Home Office told to stop all work on former RAF base set to house migrants

A district council has barred the Home Office from carrying out any work to turn a former RAF base into an accommodation site for migrants, accusing it of carrying out work that has not been assessed.

West Lindsey District Council has issued an enforcement notice and stop notice to the Home Office, which means all work must cease at RAF Scampton.

The former airbase, in Lincolnshire, is set to be used to house 2,000 asylum seekers but there has been resistance to the move.

The notices mean the Home Office must stop using the site as accommodation for asylum seekers, cease works related to Portakabins, stop all intrusive groundworks and restore the site to its original condition.

RAF Scampton was chosen along with RAF Wethersfield in Braintree, Essex, to house migrants (Callum Parke/PA)
RAF Scampton was chosen along with RAF Wethersfield in Braintree, Essex, to house migrants (Callum Parke/PA)

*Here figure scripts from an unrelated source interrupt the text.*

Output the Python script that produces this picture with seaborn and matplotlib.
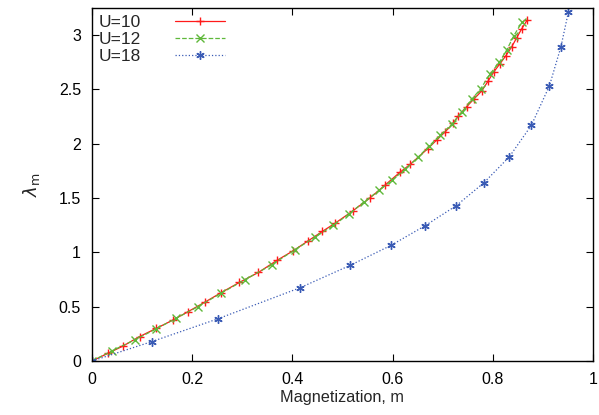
import matplotlib
matplotlib.use("Agg")
import matplotlib.pyplot as plt
import seaborn as sns
import pandas as pd

# U=10
u10_m = [0.0, 0.032, 0.062, 0.095, 0.128, 0.162, 0.192, 0.225, 0.258, 0.294, 0.332, 0.369,
         0.402, 0.432, 0.460, 0.486, 0.520, 0.555, 0.585, 0.615, 0.635, 0.670, 0.688, 0.705,
         0.721, 0.731, 0.748, 0.763, 0.778, 0.791, 0.802, 0.814, 0.826, 0.838, 0.848, 0.858, 0.869]
u10_l = [0.0, 0.071, 0.138, 0.225, 0.300, 0.378, 0.455, 0.541, 0.630, 0.723, 0.815, 0.926,
         1.016, 1.108, 1.194, 1.271, 1.380, 1.502, 1.620, 1.739, 1.810, 1.954, 2.034, 2.110,
         2.188, 2.256, 2.342, 2.415, 2.487, 2.580, 2.662, 2.735, 2.810, 2.895, 2.978, 3.061, 3.141]
# U=12
u12_m = [0.0, 0.039, 0.085, 0.128, 0.168, 0.212, 0.258, 0.305, 0.359, 0.405, 0.445, 0.482,
         0.512, 0.542, 0.573, 0.598, 0.625, 0.651, 0.673, 0.695, 0.718, 0.738, 0.758, 0.776,
         0.794, 0.813, 0.828, 0.842, 0.858]
u12_l = [0.0, 0.092, 0.194, 0.295, 0.394, 0.501, 0.625, 0.748, 0.886, 1.025, 1.139, 1.249,
         1.350, 1.462, 1.570, 1.662, 1.764, 1.877, 1.980, 2.080, 2.180, 2.290, 2.410, 2.507,
         2.640, 2.749, 2.865, 2.995, 3.118]
# U=18
u18_m = [0.0, 0.119, 0.251, 0.415, 0.515, 0.597, 0.665, 0.727, 0.782, 0.833, 0.877, 0.913, 0.936, 0.951]
u18_l = [0.0, 0.178, 0.388, 0.674, 0.880, 1.065, 1.246, 1.430, 1.640, 1.880, 2.170, 2.533, 2.893, 3.216]

labels = ["U=10", "U=12", "U=18"]
x_ticks = [0, 0.2, 0.4, 0.6, 0.8, 1]
x_ticklabels = ["0", "0.2", "0.4", "0.6", "0.8", "1"]
y_ticks = [0, 0.5, 1, 1.5, 2, 2.5, 3]
y_ticklabels = ["0", "0.5", "1", "1.5", "2", "2.5", "3"]

df = pd.concat([
    pd.DataFrame({"m": u10_m, "lam": u10_l, "U": labels[0]}),
    pd.DataFrame({"m": u12_m, "lam": u12_l, "U": labels[1]}),
    pd.DataFrame({"m": u18_m, "lam": u18_l, "U": labels[2]}),
])

sns.set_style("ticks")
plt.rcParams["font.family"] = ["Liberation Sans", "DejaVu Sans"]

fig = plt.figure(figsize=(5.99, 4.15), dpi=100)
ax = fig.add_axes([92 / 599, 54 / 415, 501 / 599, 353 / 415])

colors = ["#ff1a1a", "#5fb83a", "#3a5bb5"]
styles = ["-", "--", ":"]
markers = ["+", "x", (6, 2, 0)]
for lab, c, ls, mk in zip(labels, colors, styles, markers):
    sub = df[df["U"] == lab]
    sns.lineplot(data=sub, x="m", y="lam", ax=ax, color=c, linestyle=ls, linewidth=0.9,
                 marker=mk, markersize=6, markeredgewidth=1.0, markeredgecolor=c,
                 label=lab, sort=False, estimator=None)

ax.set_xlim(0, 1)
ax.set_ylim(0, 3.25)
ax.set_xticks(x_ticks)
ax.set_xticklabels(x_ticklabels)
ax.set_yticks(y_ticks)
ax.set_yticklabels(y_ticklabels)
ax.tick_params(direction="in", top=True, right=True, length=5, width=0.8, labelsize=11.5,
               pad=8, colors="black")
for s in ax.spines.values():
    s.set_visible(True)
    s.set_color("black")
    s.set_linewidth(1.0)

ax.set_xlabel("Magnetization, m", fontsize=11.7, labelpad=2)
ax.set_ylabel(r"$\lambda_\mathrm{m}$", fontsize=13, labelpad=12)

leg = ax.legend(loc="upper left", frameon=False, markerfirst=False, fontsize=12.5,
                handlelength=2.9, handletextpad=1.95, borderpad=0.25, borderaxespad=0.15,
                labelspacing=0.1, numpoints=1)

fig.savefig("out.png", dpi=100)
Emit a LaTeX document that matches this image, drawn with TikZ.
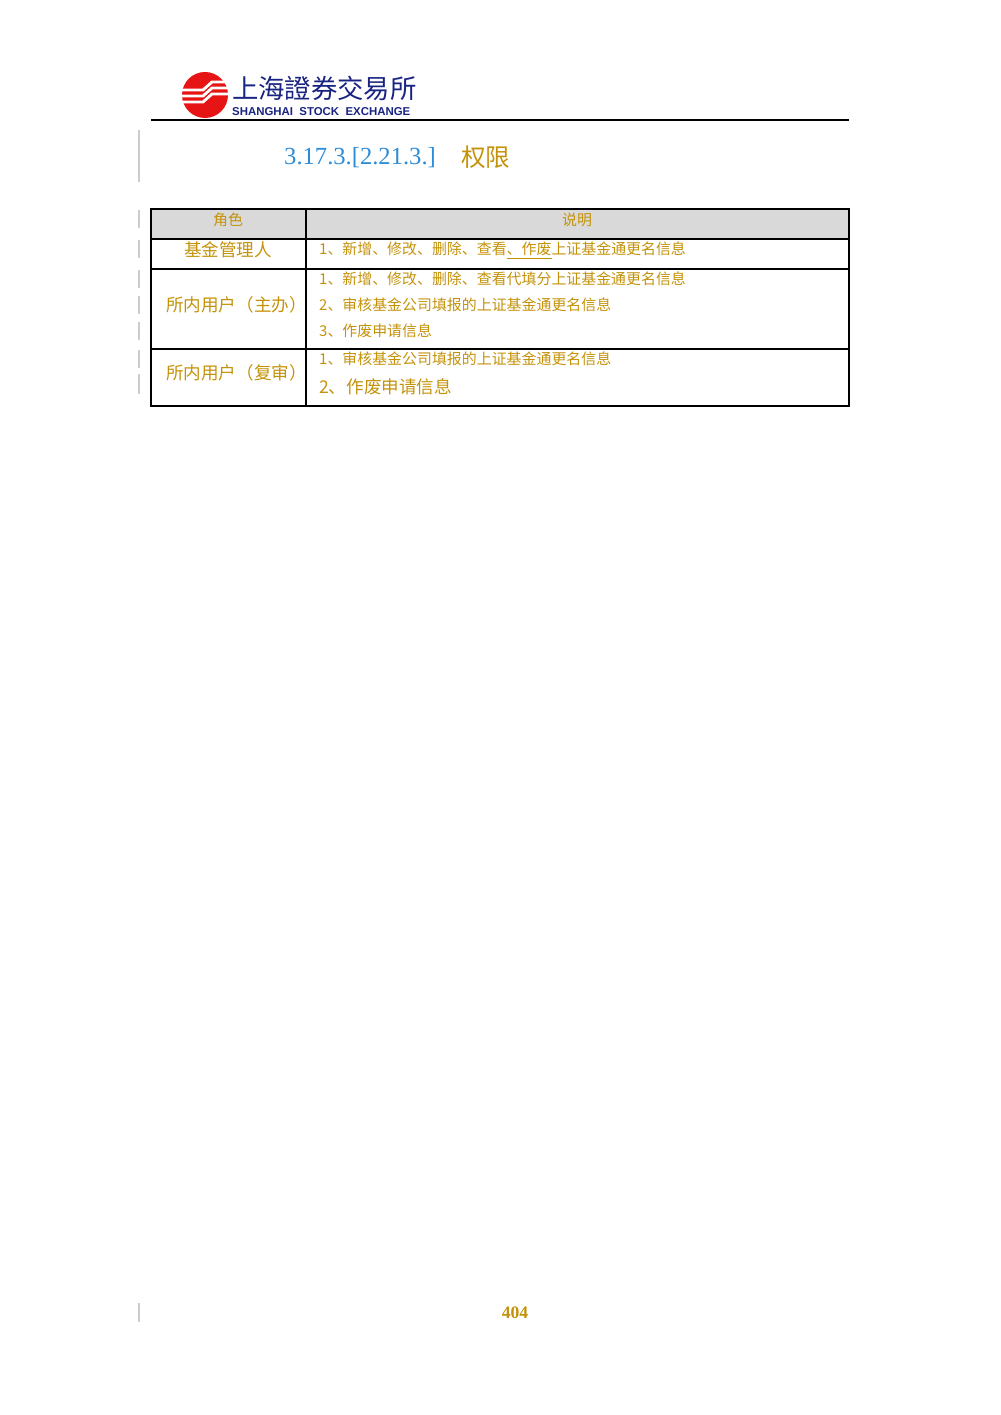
\documentclass[tikz,border=0pt]{standalone}
\usepackage{fontspec}
\setmainfont{Liberation Serif}
\newfontfamily\cjk{Noto Sans CJK SC}
\newfontfamily\hsans{Liberation Sans}
\definecolor{gold}{RGB}{196,146,10}
\definecolor{hblue}{RGB}{45,140,215}
\definecolor{navy}{RGB}{25,35,130}
\definecolor{sred}{RGB}{230,20,20}
\definecolor{hdr}{RGB}{217,217,217}
\tikzset{cell/.style={font=\cjk\fontsize{8.5pt}{10pt}\selectfont,text=gold},
 bar/.style={draw=gray!40,line width=0.6pt}}
\begin{document}
\begin{tikzpicture}[x=0.02cm,y=-0.02cm]
\useasboundingbox (0,0) rectangle (1000,1415);
% logo
\fill[sred] (205,95) circle (23);
\foreach \d in {0,6,12}{
 \draw[white,line width=1.6pt] (182,96+\d-6) -- (203,96+\d-6) -- (212,88+\d-6) -- (230,88+\d-6);}
\node[anchor=west,text=navy,font=\cjk\fontsize{15pt}{16pt}\selectfont] (lc) at (226,88) {上海證券交易所};
\node[anchor=west,text=navy,font=\hsans\bfseries\fontsize{6.5pt}{7pt}\selectfont] (le) at (226,112) {SHANGHAI\ \ STOCK\ \ EXCHANGE};
\draw[line width=0.8pt] (151,120) -- (849,120);
\draw[bar] (139,130) -- (139,182);
\node[anchor=west,text=hblue,font=\fontsize{14pt}{16pt}\selectfont] (h) at (278,158) {3.17.3.[2.21.3.]};
\node[anchor=west,text=gold,font=\cjk\fontsize{14pt}{16pt}\selectfont] (h2) at (455,157) {权限};
% margin bars
\foreach \a/\b in {210/228,240/258,270/288,296/314,322/340,350/368,374/394}{\draw[bar] (139,\a) -- (139,\b);}
% table
\fill[hdr] (151,209) rectangle (849,239);
\draw[line width=0.6pt] (151,209) rectangle (849,406);
\foreach \y in {239,269,349}{\draw[line width=0.6pt] (151,\y) -- (849,\y);}
\draw[line width=0.6pt] (306,209) -- (306,406);
\node[cell] (r0) at (228,220) {角色};
\node[cell] (d0) at (577,220) {说明};
\node[cell,font=\cjk\fontsize{10pt}{12pt}\selectfont] (r1) at (228,250) {基金管理人};
\node[cell,anchor=west] (d1) at (313,251) {1、新增、修改、删除、查看\underline{、作废}上证基金通更名信息};
\node[cell,anchor=west,font=\cjk\fontsize{10pt}{12pt}\selectfont] (r2) at (160,305) {所内用户（主办）};
\node[cell,anchor=west] (d2a) at (313,279) {1、新增、修改、删除、查看代填分上证基金通更名信息};
\node[cell,anchor=west] (d2b) at (313,305) {2、审核基金公司填报的上证基金通更名信息};
\node[cell,anchor=west] (d2c) at (313,331) {3、作废申请信息};
\node[cell,anchor=west,font=\cjk\fontsize{10pt}{12pt}\selectfont] (r3) at (160,373) {所内用户（复审）};
\node[cell,anchor=west] (d3a) at (313,359) {1、审核基金公司填报的上证基金通更名信息};
\node[cell,anchor=west,font=\cjk\fontsize{10pt}{12pt}\selectfont] (d3b) at (313,387) {2、作废申请信息};
% footer
\draw[bar] (139,1303) -- (139,1322);
\node[text=gold,font=\bfseries\fontsize{10pt}{12pt}\selectfont] (pg) at (515,1313) {404};
\end{tikzpicture}
\end{document}
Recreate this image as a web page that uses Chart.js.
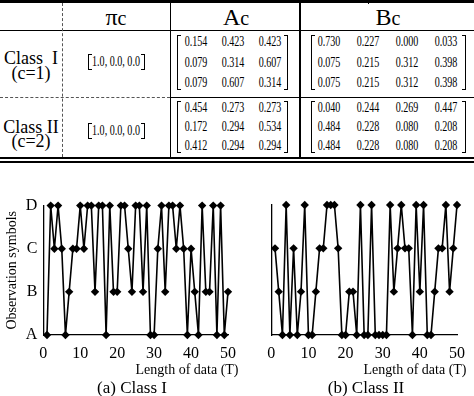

Sally Grindrod-Smith, director of planning regeneration and communities at the council, said it was “clear” from the works taking place on the site that the Home Office intended to use the site for more than 12 months.

She said: “At the site visit last week, officers observed significant works on site that were not considered as part of the Home Office’s environmental impact assessment screening request.

“This means that the impact of the development has not been properly assessed.

“Emergency permitted development rights … are only available to the Government in a genuine emergency, which has not been proven and when a negative environmental impact assessment screening decision is in place.

“Additionally, it is clear from the scale of works on site that this development is not limited to a temporary period of 12 months.”

The move follows a temporary stop notice being issued to the Home Office on September 8, related to listed buildings and archaeology on the site, after the council deemed there had been a breach of planning controls.

The new notices were issued after a further site visit on September 14, which uncovered what the council deemed to be further breaches.

It is an offence to fail to adhere to a stop notice, which along with the enforcement notice has been issued pursuant to sections 172 and 183 of the Town and Country Planning Act 1990.

Councillor Trevor Young, leader of the council, said: “From the moment the decision to use RAF Scampton as an asylum accommodation centre was made, the council have been clear that this is not an appropriate site for this purpose.

“Use of the site for asylum accommodation puts at risk the £300 million investment proposal.

“It is incredibly disappointing that despite repeated assurances that the site would be safe, legal and compliant, the Home Office has failed to secure appropriate planning permission or to adequately assess the impact of their proposals.

Sir Edward Leigh
Sir Edward Leigh, MP for Gainsborough (Richard Townshend/UK Parliament/PA)

“It is an offence to contravene the stop notice and I urge the Home Office to cease all works in line with this legal action.”

On Tuesday, the MP for Gainsborough Sir Edward Leigh threatened to call for an official review into the Home Office for “misapplying public money” over its plans for the former airbase, claiming the department “fiddled” with figures to show the scheme was value for money.

A Home Office spokesperson said the department was carefully considering the implications of the stop notice, but that it continued to listen to the views of local communities over the site.

They said: “Delivering accommodation on surplus military sites provides cheaper and more orderly, suitable accommodation for those arriving in small boats whilst helping to reduce the use of hotels.

“We are confident our project, which will house asylum seekers in basic, safe and secure accommodation, meets the planning requirements.”

RAF Scampton was formerly home to the famed 617 Squadron, who were involved in the Dambuster raid in the Second World War, and the Red Arrows.

The council said it had expected the site to be fully operational as a home for migrants by December this year.

The authority lost an injunction bid in May to halt the move, but in July was given the green light to bring a High Court challenge.

A High Court date has now been confirmed for the judicial review, which will take place on October 31 and November 1.